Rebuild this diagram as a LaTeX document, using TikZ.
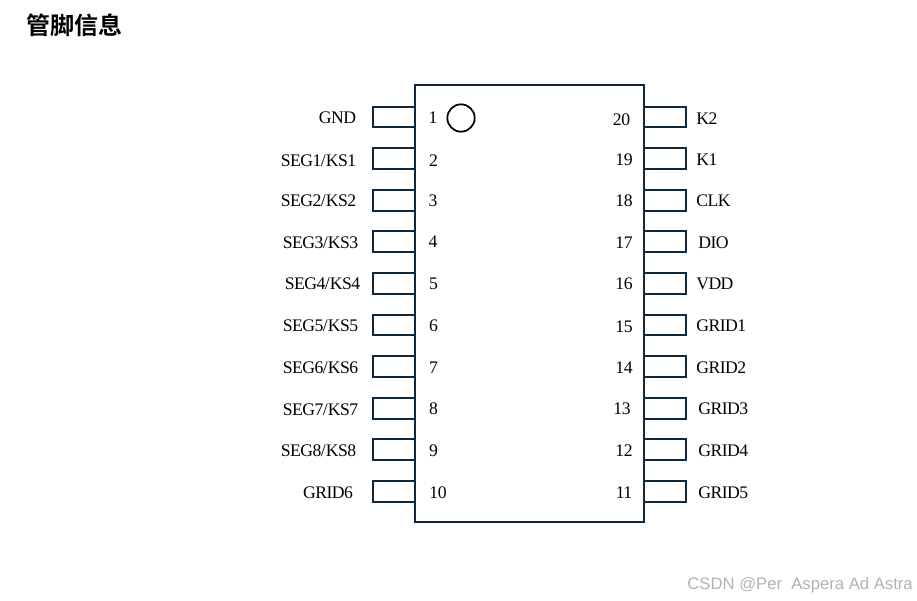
##############################
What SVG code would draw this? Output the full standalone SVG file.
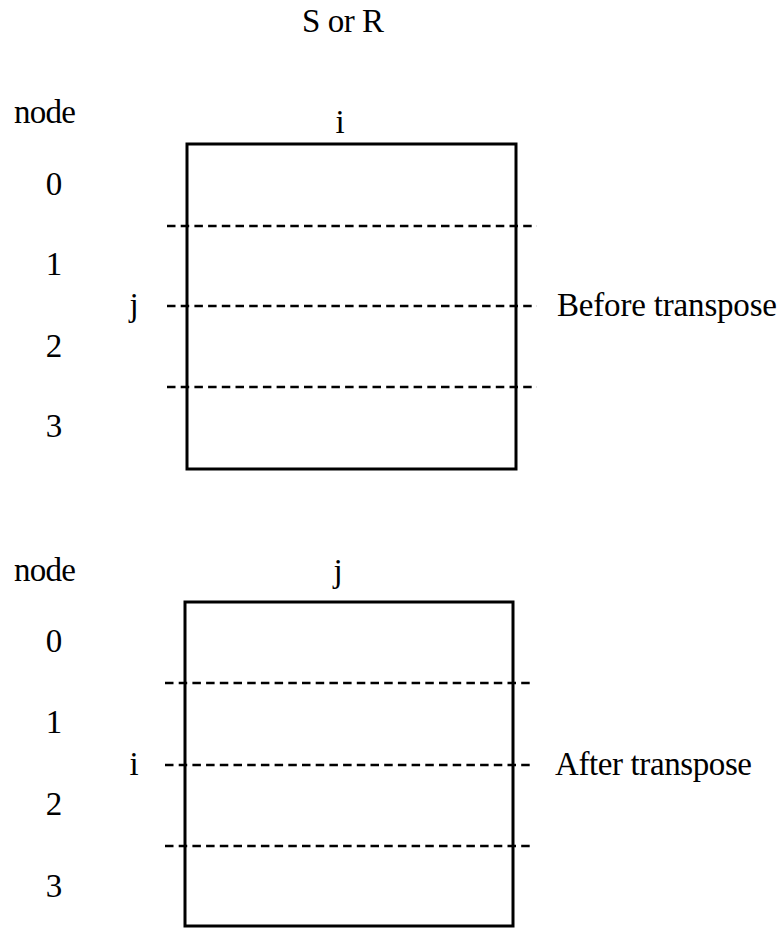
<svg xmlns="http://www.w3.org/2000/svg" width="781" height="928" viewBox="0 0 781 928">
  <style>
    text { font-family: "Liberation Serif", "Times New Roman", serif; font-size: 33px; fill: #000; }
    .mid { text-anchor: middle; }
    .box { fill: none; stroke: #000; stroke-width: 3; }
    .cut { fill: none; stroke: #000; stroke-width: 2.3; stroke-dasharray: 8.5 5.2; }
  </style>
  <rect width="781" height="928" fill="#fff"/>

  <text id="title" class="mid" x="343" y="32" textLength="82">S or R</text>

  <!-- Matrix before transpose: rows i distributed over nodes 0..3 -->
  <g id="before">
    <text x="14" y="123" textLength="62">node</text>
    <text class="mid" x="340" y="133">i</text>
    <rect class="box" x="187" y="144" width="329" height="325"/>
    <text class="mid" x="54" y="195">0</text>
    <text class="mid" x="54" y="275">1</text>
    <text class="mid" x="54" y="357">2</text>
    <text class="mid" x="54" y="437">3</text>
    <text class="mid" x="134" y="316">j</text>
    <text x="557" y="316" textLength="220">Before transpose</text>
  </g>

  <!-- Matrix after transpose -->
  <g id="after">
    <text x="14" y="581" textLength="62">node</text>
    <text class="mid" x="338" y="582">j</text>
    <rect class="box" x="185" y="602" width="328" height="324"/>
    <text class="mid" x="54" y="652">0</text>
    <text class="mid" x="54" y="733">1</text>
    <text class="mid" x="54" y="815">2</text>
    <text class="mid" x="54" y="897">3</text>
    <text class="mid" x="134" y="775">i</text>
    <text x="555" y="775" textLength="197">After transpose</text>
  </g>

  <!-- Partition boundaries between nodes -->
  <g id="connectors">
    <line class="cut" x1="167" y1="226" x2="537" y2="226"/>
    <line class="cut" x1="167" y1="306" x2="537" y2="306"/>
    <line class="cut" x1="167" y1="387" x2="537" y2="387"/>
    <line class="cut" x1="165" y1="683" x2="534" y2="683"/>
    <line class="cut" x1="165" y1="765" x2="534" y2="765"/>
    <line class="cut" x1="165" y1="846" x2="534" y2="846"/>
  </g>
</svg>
##############################
### Instructions for the task
Among these entries, how many lines include the string "this"? Reply with the number by itself.

### Output
2